Skipping the appraisal saves you the fee and can speed up closing by a week or more. The trade-off is that nobody has physically walked through the property to check its condition or confirm its value. If the home has hidden problems or the automated model overestimates its worth, you’re buying with less information than you would have had otherwise. For buyers in straightforward transactions with well-documented properties, it’s a reasonable shortcut. For anything unusual, the appraisal is worth the money.
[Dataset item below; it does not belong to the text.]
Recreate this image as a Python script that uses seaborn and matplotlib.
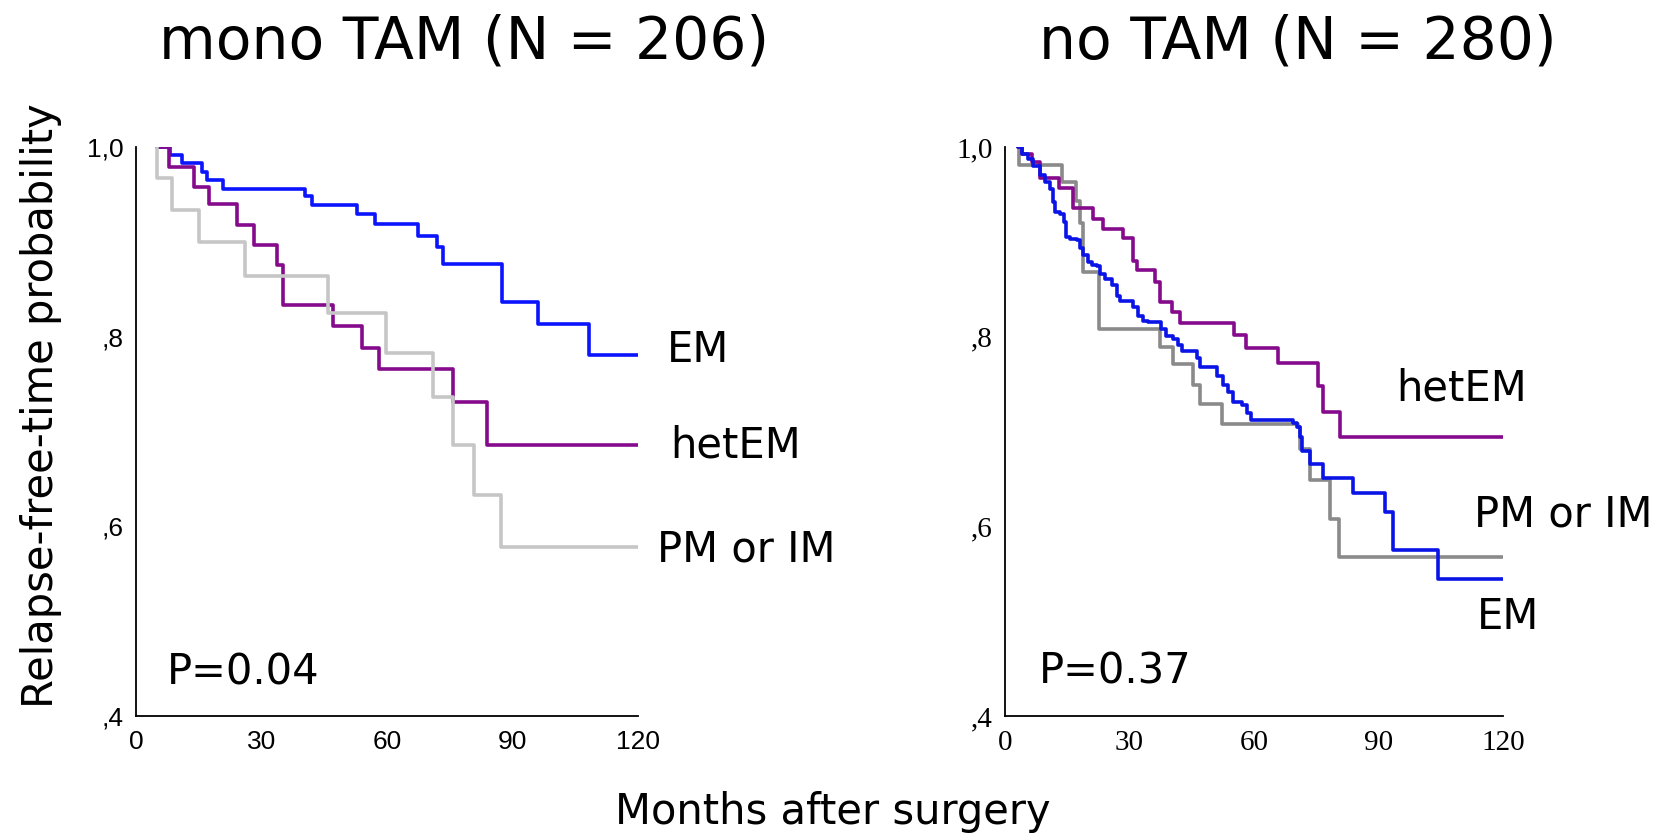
"""
plot.py

Kaplan-Meier style relapse-free curves, two panels.
"""

import matplotlib
matplotlib.use("Agg")
import matplotlib.pyplot as plt
import pandas as pd
import seaborn as sns

# left panel: mono TAM
em_l_t = [4.9, 8.1, 10.9, 15.7, 16.9, 20.9, 40.4, 42.0, 52.8, 57.2, 67.4, 71.9, 73.3, 87.5, 96.0, 108.4, 120]
em_l_s = [1.0, 0.992, 0.983, 0.974, 0.965, 0.956, 0.948, 0.939, 0.929, 0.919, 0.906, 0.895, 0.877, 0.837, 0.813, 0.781, 0.781]

het_l_t = [4.9, 8.0, 13.9, 17.5, 24.1, 28.1, 33.7, 35.2, 47.2, 54.0, 58.2, 75.7, 83.9, 120]
het_l_s = [1.0, 0.979, 0.958, 0.940, 0.918, 0.897, 0.876, 0.833, 0.811, 0.788, 0.766, 0.731, 0.686, 0.686]

pm_l_t = [4.9, 5.0, 8.7, 15.1, 26.1, 45.8, 59.7, 71.1, 75.7, 80.7, 87.3, 120]
pm_l_s = [1.0, 0.967, 0.934, 0.900, 0.864, 0.825, 0.783, 0.736, 0.686, 0.633, 0.578, 0.578]

# right panel: no TAM
het_r_t = [3.2, 4.0, 6.4, 8.4, 12.9, 16.5, 21.1, 23.5, 28.4, 30.9, 31.9, 36.1, 37.3, 40.2, 42.2,
           55.3, 58.1, 65.9, 75.5, 76.7, 80.7, 120]
het_r_s = [1.0, 0.993, 0.984, 0.967, 0.957, 0.936, 0.924, 0.914, 0.904, 0.880, 0.870, 0.858, 0.837, 0.826,
           0.814, 0.802, 0.788, 0.772, 0.748, 0.721, 0.694, 0.694]

pm_r_t = [3.2, 3.3, 13.7, 17.2, 18.0, 18.7, 22.7, 37.3, 40.4, 45.2, 47.0, 52.2, 70.5, 71.1, 73.5, 78.2, 80.6, 120]
pm_r_s = [1.0, 0.981, 0.963, 0.943, 0.920, 0.868, 0.808, 0.789, 0.771, 0.749, 0.729, 0.708, 0.705, 0.682,
          0.649, 0.608, 0.568, 0.568]

em_r_t = [3.2, 4.0, 5.6, 6.8, 8.4, 9.6, 10.8, 11.6, 12.0, 13.2, 14.1, 14.7, 15.7, 17.4, 18.1,
          18.9, 20.1, 20.9, 22.1, 22.9, 24.1, 25.7, 26.9, 27.7, 30.9, 32.1, 33.3, 34.5, 37.7, 38.9,
          40.5, 41.8, 42.6, 46.2, 47.0, 51.0, 52.6, 53.8, 55.0, 57.0, 58.2, 59.4, 69.3, 70.3, 71.1,
          71.5, 73.5, 76.7, 83.8, 91.6, 93.4, 104.4, 120]
em_r_s = [1.0, 0.993, 0.987, 0.980, 0.970, 0.963, 0.956, 0.942, 0.931, 0.929, 0.921, 0.905, 0.903, 0.902, 0.893,
          0.886, 0.879, 0.876, 0.874, 0.866, 0.861, 0.854, 0.843, 0.838, 0.831, 0.822, 0.817, 0.815, 0.808, 0.801,
          0.798, 0.791, 0.785, 0.777, 0.768, 0.759, 0.749, 0.742, 0.731, 0.728, 0.719, 0.712, 0.709, 0.705, 0.694,
          0.679, 0.666, 0.651, 0.635, 0.615, 0.575, 0.545, 0.545]

x_ticks = [0, 30, 60, 90, 120]
y_ticks = [0.4, 0.6, 0.8, 1.0]
y_tick_labels = [",4", ",6", ",8", "1,0"]


def build_frame(series):
    """
    Long table of step points for one panel.
    """
    parts = []
    for name, t, s in series:
        parts.append(pd.DataFrame({"months": t, "surv": s, "group": name}))
    return pd.concat(parts, ignore_index=True)


def km_panel(ax, df, palette, tick_font, tick_size):
    """
    Draw step curves and style the axes.
    """
    sns.lineplot(
        data=df, x="months", y="surv", hue="group", palette=palette,
        estimator=None, sort=False, drawstyle="steps-post",
        linewidth=2.6, legend=False, ax=ax
    )
    ax.set_xlim(0, 120)
    ax.set_ylim(0.4, 1.0)
    ax.set_xlabel("")
    ax.set_ylabel("")
    sns.despine(ax=ax)
    for side in ["left", "bottom"]:
        ax.spines[side].set_color("black")
        ax.spines[side].set_linewidth(1.3)
    ax.tick_params(axis="both", direction="out", length=3, width=2, color="black",
                   labelcolor="black", labelsize=tick_size, pad=6)
    ax.tick_params(axis="x", pad=7)

    ax.set_xticks(x_ticks)
    ax.set_xticklabels([str(v) for v in x_ticks])
    ax.set_yticks(y_ticks)
    ax.set_yticklabels(y_tick_labels)
    for lbl in ax.get_xticklabels() + ax.get_yticklabels():
        lbl.set_fontfamily(tick_font)
        lbl.set_fontsize(tick_size)


sns.set_style("white")
plt.rcParams["font.family"] = ["DejaVu Sans"]
plt.rcParams["text.color"] = "black"

fig = plt.figure(figsize=(16.75, 8.36), dpi=100)
ax1 = fig.add_axes([0.0812, 0.1435, 0.2997, 0.6807])
ax2 = fig.add_axes([0.6000, 0.1435, 0.2973, 0.6807])

left_df = build_frame([
    ("EM", em_l_t, em_l_s),
    ("hetEM", het_l_t, het_l_s),
    ("PM or IM", pm_l_t, pm_l_s),
])
right_df = build_frame([
    ("PM or IM", pm_r_t, pm_r_s),
    ("hetEM", het_r_t, het_r_s),
    ("EM", em_r_t, em_r_s),
])

km_panel(ax1, left_df, {"EM": "#0a14ff", "hetEM": "#860a8c", "PM or IM": "#c6c6c6"},
         "Liberation Sans", 19)
km_panel(ax2, right_df, {"EM": "#0a14e6", "hetEM": "#860a8c", "PM or IM": "#8a8a8a"},
         "Liberation Serif", 21)

lab = dict(fontsize=30, va="center", ha="left", clip_on=False, color="black")
ax1.text(126.8, 0.786, "EM", **lab)
ax1.text(127.8, 0.685, "hetEM", **lab)
ax1.text(124.6, 0.576, "PM or IM", **lab)
ax1.text(7.4, 0.446, "P=0.04", **lab)

ax2.text(94.2, 0.745, "hetEM", **lab)
ax2.text(113.0, 0.613, "PM or IM", **lab)
ax2.text(113.7, 0.504, "EM", **lab)
ax2.text(8.2, 0.447, "P=0.37", **lab)

fig.text(464 / 1675, 1 - 42 / 836, "mono TAM (N = 206)", fontsize=42, ha="center", va="center")
fig.text(1298 / 1675, 1 - 42 / 836, "no TAM (N = 280)", fontsize=42, ha="center", va="center")
fig.text(41 / 1675, 1 - 406 / 836, "Relapse-free-time probability", fontsize=30,
         rotation=90, ha="center", va="center")
fig.text(833 / 1675, 1 - 812 / 836, "Months after surgery", fontsize=30, ha="center", va="center")

fig.savefig("out.png", dpi=100)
What an Appraisal Costs and How Long It Lasts

A standard single-family home appraisal typically runs between $400 and $750, though fees climb higher for larger properties, multi-unit buildings, rural locations, and high-demand markets where appraiser availability is limited. Multi-family properties with two to four units can push past $1,000. The borrower almost always pays the fee, and it’s due whether or not the appraisal supports the transaction.

Appraisals don’t stay valid indefinitely. For FHA-backed loans, the initial appraisal is valid for 180 days from the effective date. An appraisal update can extend that to one year from the original effective date.13HUD. Updated Appraisal Validity Periods Conventional loans follow similar general timeframes, though individual lenders set their own policies. If your closing gets delayed beyond the appraisal’s expiration, you’ll likely need a new one at additional cost. Timing matters, especially in transactions with long negotiation periods or construction delays.